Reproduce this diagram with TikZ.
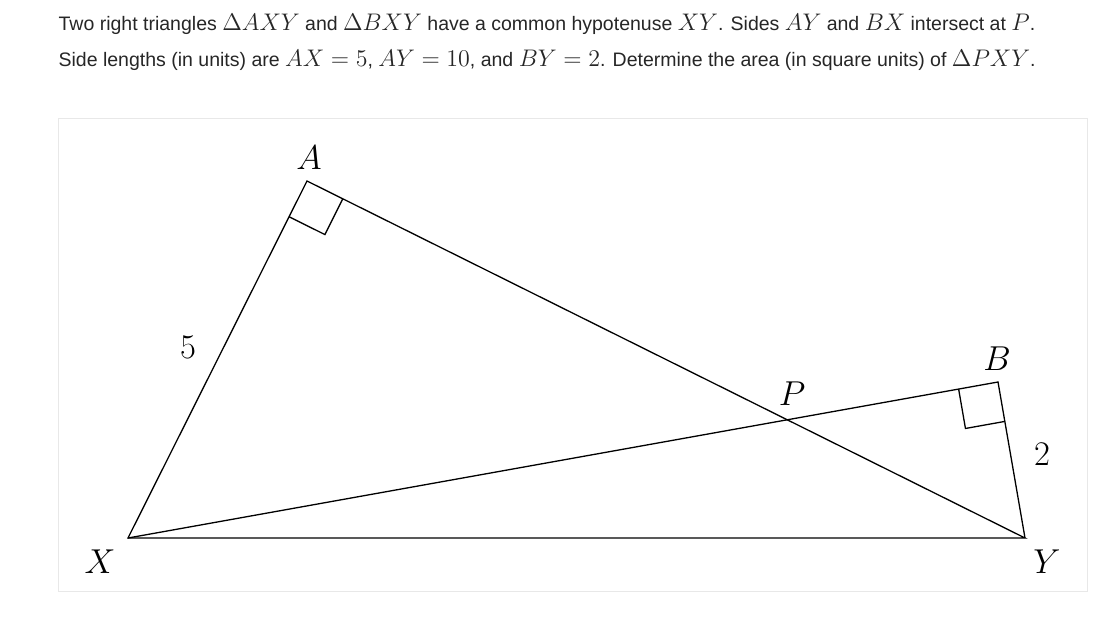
\documentclass[tikz,border=0pt]{standalone}
\usepackage{amsmath}
\usepackage[no-math]{fontspec}
\setmainfont{Liberation Sans}
\usepackage{tikz}
\usetikzlibrary{calc}
\newcommand{\mth}[1]{{\fontsize{11.55}{13}\selectfont$#1$}}
\tikzstyle{txt}=[anchor=base west, inner sep=0pt, text=black!85, font=\fontsize{9.75}{11}\selectfont]
\tikzstyle{lbl}=[inner sep=0pt, font=\fontsize{16}{18}\selectfont]
\tikzstyle{frame}=[draw=black!9, line width=0.5pt]

\begin{document}
\begin{tikzpicture}[x=0.5pt, y=-0.5pt, line width=0.65pt]
                \useasboundingbox (0,0) rectangle (1119,621);
                \node[txt] (t1) at (58,31) {Two right triangles \mth{\Delta AXY} and \mth{\Delta BXY} have a common hypotenuse \mth{XY}. Sides \mth{AY} and \mth{BX} intersect at \mth{P}.};
                \node[txt] (t2) at (58,66) {Side lengths (in units) are \mth{AX=5}, \mth{AY=10}, and \mth{BY=2}. Determine the area (in square units) of \mth{\Delta PXY}.};
                \draw[frame] (58,118) rectangle (1087,591);
                \coordinate (X) at (128,538);
                \coordinate (Y) at (1025,538);
                \coordinate (A) at (307,181);
                \coordinate (B) at (998,382);
                \coordinate (P) at (intersection of A--Y and B--X);
                \draw (X)--(Y)--(A)--cycle;
                \draw (X)--(B)--(Y);
                % right angle marks
                \coordinate (a1) at ($(A)!20pt!(X)$);
                \coordinate (a2) at ($(A)!20pt!(Y)$);
                \coordinate (b1) at ($(B)!20pt!(X)$);
                \coordinate (b2) at ($(B)!20pt!(Y)$);
                \draw (a1)--($(a1)+(a2)-(A)$)--(a2);
                \draw (b1)--($(b1)+(b2)-(B)$)--(b2);
                \node[lbl] (lA) at (309,158) {$A$};
                \node[lbl] (l5) at (188,347) {$5$};
                \node[lbl] (lB) at (997,359) {$B$};
                \node[lbl] (lP) at (792,394) {$P$};
                \node[lbl] (l2) at (1042,454) {$2$};
                \node[lbl] (lX) at (100,562) {$X$};
                \node[lbl] (lY) at (1047,562) {$Y$};
            \end{tikzpicture}
\end{document}
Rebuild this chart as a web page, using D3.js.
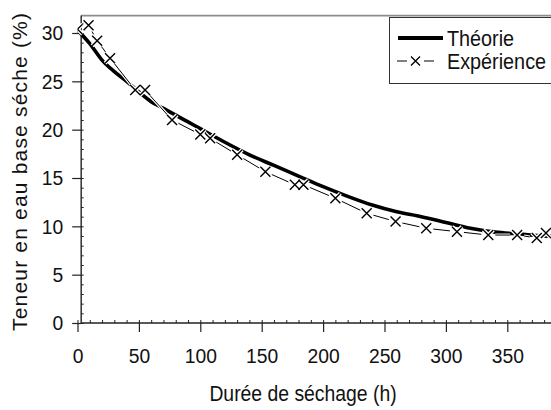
<!DOCTYPE html>
<html>
<head>
<meta charset="utf-8">
<script src="https://cdn.jsdelivr.net/npm/d3@7"></script>
<style>
  html, body { margin: 0; padding: 0; background: #fff; }
  svg { display: block; }
</style>
</head>
<body>
<div id="chart"></div>
<script>
// Courbe de séchage : théorie (trait épais) + expérience (croix)

// Données
const theoHours  = [0, 10, 20, 30, 40, 50, 60, 70, 80, 90, 100, 120, 140, 160, 180, 200, 220, 240, 260, 280, 300, 320, 340, 360, 380, 400];
const theoValues = [30.3, 28.9, 27.2, 26.0, 25.0, 23.9, 22.9, 22.2, 21.5, 20.8, 20.1, 18.7, 17.4, 16.3, 15.2, 14.1, 13.1, 12.2, 11.5, 11.0, 10.4, 9.8, 9.4, 9.2, 9.0, 8.9];

const expHours  = [0, 9, 16, 26.5, 47, 55, 77, 100, 108, 130, 153, 177, 184, 210, 235.5, 259, 284, 309, 334.5, 358, 374, 381.5];
const expValues = [30.4, 30.8, 29.2, 27.4, 24.1, 24.1, 21.0, 19.5, 19.1, 17.4, 15.65, 14.3, 14.3, 12.9, 11.35, 10.5, 9.8, 9.45, 9.1, 9.1, 8.8, 9.3];

const xTicks = [0, 50, 100, 150, 200, 250, 300, 350];
const yTicks = [0, 5, 10, 15, 20, 25, 30];

const legendLabels = ["Théorie", "Expérience"];

const width = 551;
const height = 410;

// pas de police étroite installée : Liberation Sans compressée horizontalement
const font = "'Liberation Sans', Arial, sans-serif";
const squeeze = 0.88;
const squeezeTicks = 0.92;

const svg = d3.select("#chart")
  .append("svg")
  .attr("width", width)
  .attr("height", height);

const x = d3.scaleLinear().domain([0, 400]).range([77.5, 568.7]);
const y = d3.scaleLinear().domain([0, 30]).range([323, 33]);

const axisX = x(3);       // l'axe vertical coupe l'axe des x un peu après 0
const yTop = y(31.8);     // bord supérieur de la zone de tracé

// Bord supérieur (gris)
svg.append("line")
  .attr("x1", axisX).attr("x2", width)
  .attr("y1", yTop).attr("y2", yTop)
  .attr("stroke", "#8c8c8c")
  .attr("stroke-width", 1.6);

// Axe X : petites graduations (intérieur)
svg.append("g")
  .attr("transform", `translate(0,${y(0)})`)
  .call(d3.axisTop(x).tickValues(d3.range(0, 400, 10)).tickSize(3).tickFormat(""))
  .call(g => g.select(".domain").remove())
  .selectAll("line").attr("stroke", "#222").attr("stroke-width", 1);

// Axe X : grandes graduations + libellés
const gx = svg.append("g")
  .attr("transform", `translate(0,${y(0)})`)
  .call(d3.axisBottom(x).tickValues(xTicks).tickSize(9).tickPadding(16));
gx.select(".domain").remove();
gx.selectAll("line").attr("stroke", "#222").attr("stroke-width", 1.2);
gx.selectAll("text")
  .attr("font-family", font)
  .attr("font-size", 21)
  .attr("fill", "#111")
  .attr("transform", `scale(${squeezeTicks},1)`);

// Ligne de l'axe X
svg.append("line")
  .attr("x1", axisX).attr("x2", width)
  .attr("y1", y(0)).attr("y2", y(0))
  .attr("stroke", "#222")
  .attr("stroke-width", 1.4);

// Axe Y : petites graduations (intérieur)
svg.append("g")
  .attr("transform", `translate(${axisX},0)`)
  .call(d3.axisRight(y).tickValues(d3.range(0, 32, 1)).tickSize(2.5).tickFormat(""))
  .call(g => g.select(".domain").remove())
  .selectAll("line").attr("stroke", "#222").attr("stroke-width", 1);

// Axe Y : grandes graduations + libellés
const gy = svg.append("g")
  .attr("transform", `translate(${axisX},0)`)
  .call(d3.axisLeft(y).tickValues(yTicks).tickSize(9));
gy.select(".domain").remove();
gy.selectAll("line").attr("stroke", "#222").attr("stroke-width", 1.2);
gy.selectAll("text")
  .attr("x", -18 / squeezeTicks)
  .attr("font-family", font)
  .attr("font-size", 21)
  .attr("fill", "#111")
  .attr("transform", `scale(${squeezeTicks},1)`);

svg.append("line")
  .attr("x1", axisX).attr("x2", axisX)
  .attr("y1", yTop).attr("y2", y(0))
  .attr("stroke", "#222")
  .attr("stroke-width", 1.4);

// Titres des axes
svg.append("text")
  .attr("transform", `translate(303,401) scale(${squeeze},1)`)
  .attr("text-anchor", "middle")
  .attr("font-family", font)
  .attr("font-size", 22)
  .attr("fill", "#111")
  .text("Durée de séchage (h)");

svg.append("text")
  .attr("transform", "translate(27,172) rotate(-90)")
  .attr("text-anchor", "middle")
  .attr("font-family", font)
  .attr("font-size", 21)
  .attr("textLength", 318)
  .attr("lengthAdjust", "spacing")
  .attr("fill", "#111")
  .text("Teneur en eau base séche (%)");

// Zone de tracé (coupée à x = 0)
svg.append("clipPath")
  .attr("id", "plot-clip")
  .append("rect")
  .attr("x", x(0))
  .attr("y", 0)
  .attr("width", width - x(0))
  .attr("height", y(0) + 10);

const plot = svg.append("g").attr("clip-path", "url(#plot-clip)");

const theo = theoHours.map((h, i) => ({ h, v: theoValues[i] }));
const exp  = expHours.map((h, i) => ({ h, v: expValues[i] }));

// Courbe théorique
plot.append("path")
  .datum(theo)
  .attr("fill", "none")
  .attr("stroke", "#000")
  .attr("stroke-width", 3.6)
  .attr("d", d3.line().x(d => x(d.h)).y(d => y(d.v)).curve(d3.curveMonotoneX));

// Segments expérimentaux, avec un espace autour des croix
const gap = 7;
const segs = [];
for (let i = 0; i < exp.length - 1; i++) {
  const x1 = x(exp[i].h), y1 = y(exp[i].v);
  const x2 = x(exp[i + 1].h), y2 = y(exp[i + 1].v);
  const len = Math.hypot(x2 - x1, y2 - y1);
  if (len <= gap * 2) continue;
  const ux = (x2 - x1) / len, uy = (y2 - y1) / len;
  segs.push({ x1: x1 + ux * gap, y1: y1 + uy * gap, x2: x2 - ux * gap, y2: y2 - uy * gap });
}

[["#fff", 3], ["#000", 1]].forEach(([c, w]) => {
  plot.selectAll(null)
    .data(segs)
    .join("line")
    .attr("x1", d => d.x1).attr("y1", d => d.y1)
    .attr("x2", d => d.x2).attr("y2", d => d.y2)
    .attr("stroke", c)
    .attr("stroke-width", w);
});

// Croix
const cross = (cx, cy, r) => `M${cx - r},${cy - r}L${cx + r},${cy + r}M${cx - r},${cy + r}L${cx + r},${cy - r}`;

[["#fff", 4], ["#000", 1.4]].forEach(([c, w]) => {
  plot.selectAll(null)
    .data(exp)
    .join("path")
    .attr("d", d => cross(x(d.h), y(d.v), 5))
    .attr("fill", "none")
    .attr("stroke", c)
    .attr("stroke-width", w);
});

// Légende
const legend = svg.append("g");
legend.append("rect")
  .attr("x", 389.5).attr("y", 17.5)
  .attr("width", 200).attr("height", 66)
  .attr("fill", "#fff")
  .attr("stroke", "#333")
  .attr("stroke-width", 1);

legend.append("line")
  .attr("x1", 398).attr("x2", 443)
  .attr("y1", 38).attr("y2", 38)
  .attr("stroke", "#000")
  .attr("stroke-width", 4);

legend.append("line")
  .attr("x1", 397).attr("x2", 407)
  .attr("y1", 61).attr("y2", 61)
  .attr("stroke", "#000").attr("stroke-width", 1);
legend.append("line")
  .attr("x1", 424).attr("x2", 434)
  .attr("y1", 61).attr("y2", 61)
  .attr("stroke", "#000").attr("stroke-width", 1);
legend.append("path")
  .attr("d", cross(415.5, 61, 4.5))
  .attr("fill", "none")
  .attr("stroke", "#000")
  .attr("stroke-width", 1.3);

legend.selectAll("text.leg")
  .data(legendLabels)
  .join("text")
  .attr("class", "leg")
  .attr("transform", (d, i) => `translate(447,${46 + i * 23}) scale(${squeeze},1)`)
  .attr("font-family", font)
  .attr("font-size", 22.5)
  .attr("fill", "#111")
  .text(d => d);
</script>
</body>
</html>
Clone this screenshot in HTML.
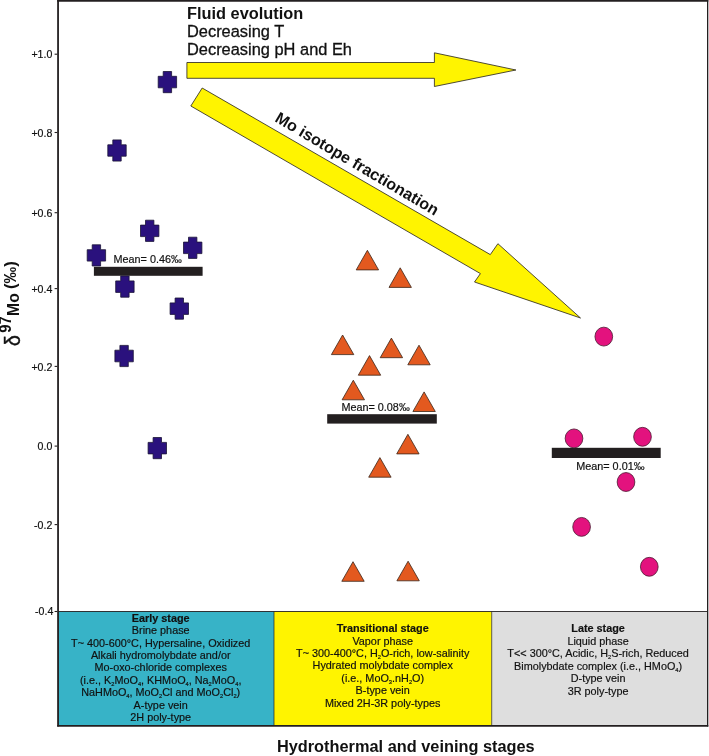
<!DOCTYPE html>
<html><head><meta charset="utf-8"><title>Mo isotope fractionation</title>
<style>
html,body{margin:0;padding:0;background:#fff;}
svg{display:block;}
text{font-family:"Liberation Sans",Arial,Helvetica,sans-serif;fill:#111;}
.b{font-weight:bold;}
.s{font-size:10.83px;stroke:#111;stroke-width:0.18px;}
.t{font-size:10.6px;stroke:#111;stroke-width:0.18px;}
.sub{font-size:5.7px;}
</style></head><body>
<svg width="709" height="756" viewBox="0 0 709 756">
<rect x="0" y="0" width="709" height="756" fill="#ffffff"/>

<rect x="58" y="611.5" width="216" height="114.3" fill="#37b3c7"/>
<rect x="274" y="611.5" width="217.7" height="114.3" fill="#fff400"/>
<rect x="491.7" y="611.5" width="216.3" height="114.3" fill="#dedede"/>
<g stroke="#231f20" fill="none">
<line x1="58" y1="611.5" x2="708" y2="611.5" stroke-width="0.9"/>
<line x1="274" y1="611.5" x2="274" y2="725.5" stroke-width="0.7"/>
<line x1="491.7" y1="611.5" x2="491.7" y2="725.5" stroke-width="0.7"/>
<line x1="57.2" y1="725.95" x2="708.3" y2="725.95" stroke-width="1.7"/>
<line x1="57.2" y1="0.85" x2="708.3" y2="0.85" stroke-width="1.7"/>
<line x1="58.05" y1="0" x2="58.05" y2="726.5" stroke-width="1.8"/>
<line x1="707.65" y1="0" x2="707.65" y2="726.5" stroke-width="1.3"/>
<line x1="54.6" y1="54.2" x2="57.2" y2="54.2" stroke-width="1.1"/>
<line x1="54.6" y1="132.5" x2="57.2" y2="132.5" stroke-width="1.1"/>
<line x1="54.6" y1="212.7" x2="57.2" y2="212.7" stroke-width="1.1"/>
<line x1="54.6" y1="288.6" x2="57.2" y2="288.6" stroke-width="1.1"/>
<line x1="54.6" y1="366.4" x2="57.2" y2="366.4" stroke-width="1.1"/>
<line x1="54.6" y1="446.1" x2="57.2" y2="446.1" stroke-width="1.1"/>
<line x1="54.6" y1="524.6" x2="57.2" y2="524.6" stroke-width="1.1"/>
<line x1="54.6" y1="611.5" x2="57.2" y2="611.5" stroke-width="1.1"/>
</g>
<text class="t" x="52.3" y="58.3" text-anchor="end">+1.0</text>
<text class="t" x="52.3" y="136.6" text-anchor="end">+0.8</text>
<text class="t" x="52.3" y="216.8" text-anchor="end">+0.6</text>
<text class="t" x="52.3" y="292.7" text-anchor="end">+0.4</text>
<text class="t" x="52.3" y="370.5" text-anchor="end">+0.2</text>
<text class="t" x="52.3" y="450.2" text-anchor="end">0.0</text>
<text class="t" x="52.3" y="528.7" text-anchor="end">-0.2</text>
<text class="t" x="53.3" y="614.9" text-anchor="end">-0.4</text>
<polygon points="186.9,62.5 434.4,62.5 434.4,52.8 515.9,70 434.4,86.5 434.4,78.3 186.9,78.3" fill="#fff400" stroke="#231f20" stroke-width="0.8" stroke-linejoin="miter"/>
<polygon points="202.2,88 490.3,254.6 497.9,243.7 580.5,318 474.5,282 480.4,273.6 190.8,106" fill="#fff400" stroke="#231f20" stroke-width="0.8" stroke-linejoin="miter"/>
<text class="b" x="187" y="18.6" font-size="16.3" textLength="116.2" lengthAdjust="spacingAndGlyphs">Fluid evolution</text>
<text x="187" y="37" font-size="16.3" textLength="97.2" stroke="#111" stroke-width="0.3" lengthAdjust="spacingAndGlyphs">Decreasing T</text>
<text x="187" y="55" font-size="16.3" textLength="165" stroke="#111" stroke-width="0.3" lengthAdjust="spacingAndGlyphs">Decreasing pH and Eh</text>
<text class="b" transform="translate(274,121) rotate(30.6)" x="0" y="0" font-size="16.1" textLength="186.8" lengthAdjust="spacingAndGlyphs">Mo isotope fractionation</text>
<rect x="93.9" y="266.8" width="108.7" height="9" fill="#231f20"/>
<rect x="327.2" y="414.2" width="109.6" height="9.4" fill="#231f20"/>
<rect x="551.8" y="447.8" width="108.9" height="10.2" fill="#231f20"/>
<text class="s" x="113.5" y="263">Mean= 0.46‰</text>
<text class="s" x="341.4" y="411">Mean= 0.08‰</text>
<text class="s" x="576.2" y="469.8">Mean= 0.01‰</text>
<polygon points="163.2,71.5 171.6,71.5 171.6,76.3 176.6,76.3 176.6,87.8 171.6,87.8 171.6,92.7 163.2,92.7 163.2,87.8 158.2,87.8 158.2,76.3 163.2,76.3" fill="#2a117d" stroke="#1a1436" stroke-width="0.8"/>
<polygon points="112.8,139.9 121.2,139.9 121.2,144.8 126.2,144.8 126.2,156.2 121.2,156.2 121.2,161.1 112.8,161.1 112.8,156.2 107.8,156.2 107.8,144.8 112.8,144.8" fill="#2a117d" stroke="#1a1436" stroke-width="0.8"/>
<polygon points="145.5,220.2 153.9,220.2 153.9,225.1 158.9,225.1 158.9,236.6 153.9,236.6 153.9,241.4 145.5,241.4 145.5,236.6 140.5,236.6 140.5,225.1 145.5,225.1" fill="#2a117d" stroke="#1a1436" stroke-width="0.8"/>
<polygon points="92.2,244.8 100.6,244.8 100.6,249.7 105.6,249.7 105.6,261.1 100.6,261.1 100.6,266.0 92.2,266.0 92.2,261.1 87.2,261.1 87.2,249.7 92.2,249.7" fill="#2a117d" stroke="#1a1436" stroke-width="0.8"/>
<polygon points="188.5,237.2 196.9,237.2 196.9,242.1 201.9,242.1 201.9,253.6 196.9,253.6 196.9,258.4 188.5,258.4 188.5,253.6 183.5,253.6 183.5,242.1 188.5,242.1" fill="#2a117d" stroke="#1a1436" stroke-width="0.8"/>
<polygon points="120.7,276.0 129.1,276.0 129.1,280.9 134.1,280.9 134.1,292.4 129.1,292.4 129.1,297.2 120.7,297.2 120.7,292.4 115.7,292.4 115.7,280.9 120.7,280.9" fill="#2a117d" stroke="#1a1436" stroke-width="0.8"/>
<polygon points="175.1,298.0 183.5,298.0 183.5,302.9 188.5,302.9 188.5,314.4 183.5,314.4 183.5,319.2 175.1,319.2 175.1,314.4 170.1,314.4 170.1,302.9 175.1,302.9" fill="#2a117d" stroke="#1a1436" stroke-width="0.8"/>
<polygon points="119.9,345.4 128.3,345.4 128.3,350.2 133.3,350.2 133.3,361.8 128.3,361.8 128.3,366.6 119.9,366.6 119.9,361.8 114.9,361.8 114.9,350.2 119.9,350.2" fill="#2a117d" stroke="#1a1436" stroke-width="0.8"/>
<polygon points="153.1,437.5 161.5,437.5 161.5,442.4 166.5,442.4 166.5,453.9 161.5,453.9 161.5,458.7 153.1,458.7 153.1,453.9 148.1,453.9 148.1,442.4 153.1,442.4" fill="#2a117d" stroke="#1a1436" stroke-width="0.8"/>
<polygon points="367.4,250.3 378.6,269.9 356.2,269.9" fill="#e3591f" stroke="#3a2418" stroke-width="0.8"/>
<polygon points="400.2,267.8 411.4,287.4 389.0,287.4" fill="#e3591f" stroke="#3a2418" stroke-width="0.8"/>
<polygon points="342.6,335.0 353.8,354.6 331.4,354.6" fill="#e3591f" stroke="#3a2418" stroke-width="0.8"/>
<polygon points="391.4,338.1 402.6,357.7 380.2,357.7" fill="#e3591f" stroke="#3a2418" stroke-width="0.8"/>
<polygon points="419.0,345.2 430.2,364.8 407.8,364.8" fill="#e3591f" stroke="#3a2418" stroke-width="0.8"/>
<polygon points="369.5,355.6 380.7,375.2 358.3,375.2" fill="#e3591f" stroke="#3a2418" stroke-width="0.8"/>
<polygon points="353.3,380.2 364.5,399.8 342.1,399.8" fill="#e3591f" stroke="#3a2418" stroke-width="0.8"/>
<polygon points="424.1,391.9 435.3,411.5 412.9,411.5" fill="#e3591f" stroke="#3a2418" stroke-width="0.8"/>
<polygon points="407.9,434.3 419.1,453.9 396.7,453.9" fill="#e3591f" stroke="#3a2418" stroke-width="0.8"/>
<polygon points="379.9,457.6 391.1,477.2 368.7,477.2" fill="#e3591f" stroke="#3a2418" stroke-width="0.8"/>
<polygon points="353.0,561.7 364.2,581.3 341.8,581.3" fill="#e3591f" stroke="#3a2418" stroke-width="0.8"/>
<polygon points="408.1,561.2 419.3,580.8 396.9,580.8" fill="#e3591f" stroke="#3a2418" stroke-width="0.8"/>
<ellipse cx="603.8" cy="336.6" rx="8.85" ry="9.45" fill="#e3127e" stroke="#4a1830" stroke-width="0.8"/>
<ellipse cx="574.0" cy="438.4" rx="8.85" ry="9.45" fill="#e3127e" stroke="#4a1830" stroke-width="0.8"/>
<ellipse cx="642.5" cy="436.8" rx="8.85" ry="9.45" fill="#e3127e" stroke="#4a1830" stroke-width="0.8"/>
<ellipse cx="626.0" cy="482.0" rx="8.85" ry="9.45" fill="#e3127e" stroke="#4a1830" stroke-width="0.8"/>
<ellipse cx="581.6" cy="526.9" rx="8.85" ry="9.45" fill="#e3127e" stroke="#4a1830" stroke-width="0.8"/>
<ellipse cx="649.3" cy="566.8" rx="8.85" ry="9.45" fill="#e3127e" stroke="#4a1830" stroke-width="0.8"/>
<g transform="translate(19.2,346) rotate(-90)">
<text x="0" y="0.6" font-size="21.5" textLength="10.8" lengthAdjust="spacingAndGlyphs" stroke="#111" stroke-width="0.45">δ</text>
<text class="b" x="13.2" y="-8.4" font-size="16" textLength="16.4" lengthAdjust="spacingAndGlyphs">97</text>
<text class="b" x="30.1" y="-0.4" font-size="16.2" textLength="22.7" lengthAdjust="spacingAndGlyphs">Mo</text>
<text class="b" x="57.1" y="-3.6" font-size="17.2" textLength="27.65" lengthAdjust="spacingAndGlyphs">(‰)</text>
</g>
<text class="s b" x="160.7" y="621.9" text-anchor="middle">Early stage</text>
<text class="s" x="160.7" y="634.2" text-anchor="middle">Brine phase</text>
<text class="s" x="160.7" y="646.5" text-anchor="middle">T~ 400-600°C, Hypersaline, Oxidized</text>
<text class="s" x="160.7" y="658.8" text-anchor="middle">Alkali hydromolybdate and/or</text>
<text class="s" x="160.7" y="671.1" text-anchor="middle">Mo-oxo-chloride complexes</text>
<text class="s" x="160.7" y="683.5" text-anchor="middle">(i.e., K<tspan class="sub" dy="2.2">2</tspan><tspan dy="-2.2">MoO</tspan><tspan class="sub" dy="2.2">4</tspan><tspan dy="-2.2">, KHMoO</tspan><tspan class="sub" dy="2.2">4</tspan><tspan dy="-2.2">, Na</tspan><tspan class="sub" dy="2.2">2</tspan><tspan dy="-2.2">MoO</tspan><tspan class="sub" dy="2.2">4</tspan><tspan dy="-2.2">,</tspan></text>
<text class="s" x="160.7" y="696.1" text-anchor="middle">NaHMoO<tspan class="sub" dy="2.2">4</tspan><tspan dy="-2.2">, MoO</tspan><tspan class="sub" dy="2.2">2</tspan><tspan dy="-2.2">Cl and MoO</tspan><tspan class="sub" dy="2.2">2</tspan><tspan dy="-2.2">Cl</tspan><tspan class="sub" dy="2.2">2</tspan><tspan dy="-2.2">)</tspan></text>
<text class="s" x="160.7" y="708.8" text-anchor="middle">A-type vein</text>
<text class="s" x="160.7" y="721.1" text-anchor="middle">2H poly-type</text>
<text class="s b" x="382.7" y="632.2" text-anchor="middle">Transitional stage</text>
<text class="s" x="382.7" y="644.6" text-anchor="middle">Vapor phase</text>
<text class="s" x="382.7" y="656.8" text-anchor="middle">T~ 300-400°C, H<tspan class="sub" dy="2.2">2</tspan><tspan dy="-2.2">O-rich, low-salinity</tspan></text>
<text class="s" x="382.7" y="669.2" text-anchor="middle">Hydrated molybdate complex</text>
<text class="s" x="382.7" y="681.8" text-anchor="middle">(i.e., MoO<tspan class="sub" dy="2.2">3</tspan><tspan dy="-2.2">.nH</tspan><tspan class="sub" dy="2.2">2</tspan><tspan dy="-2.2">O)</tspan></text>
<text class="s" x="382.7" y="694.1" text-anchor="middle">B-type vein</text>
<text class="s" x="382.7" y="706.8" text-anchor="middle">Mixed 2H-3R poly-types</text>
<text class="s b" x="598.1" y="632.2" text-anchor="middle">Late stage</text>
<text class="s" x="598.1" y="644.6" text-anchor="middle">Liquid phase</text>
<text class="s" x="598.1" y="656.8" text-anchor="middle">T&lt;&lt; 300°C, Acidic, H<tspan class="sub" dy="2.2">2</tspan><tspan dy="-2.2">S-rich, Reduced</tspan></text>
<text class="s" x="598.1" y="669.6" text-anchor="middle">Bimolybdate complex (i.e., HMoO<tspan class="sub" dy="2.2">4</tspan><tspan dy="-2.2">)</tspan></text>
<text class="s" x="598.1" y="682.4" text-anchor="middle">D-type vein</text>
<text class="s" x="598.1" y="694.9" text-anchor="middle">3R poly-type</text>
<text class="b" x="276.9" y="752.2" font-size="16.3" textLength="257.8" lengthAdjust="spacingAndGlyphs">Hydrothermal and veining stages</text>
</svg></body></html>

------------------------------------------------------------------------

=== Objective ===
Reproduce exactly the lines above starting at the line containing "Rebuild this chart" and ending at the line containing "épais) + expérience (croix)", including both, but not the pictures.

=== Output of the exercise ===
Rebuild this chart as a web page, using D3.js.
<!DOCTYPE html>
<html>
<head>
<meta charset="utf-8">
<script src="https://cdn.jsdelivr.net/npm/d3@7"></script>
<style>
  html, body { margin: 0; padding: 0; background: #fff; }
  svg { display: block; }
</style>
</head>
<body>
<div id="chart"></div>
<script>
// Courbe de séchage : théorie (trait épais) + expérience (croix)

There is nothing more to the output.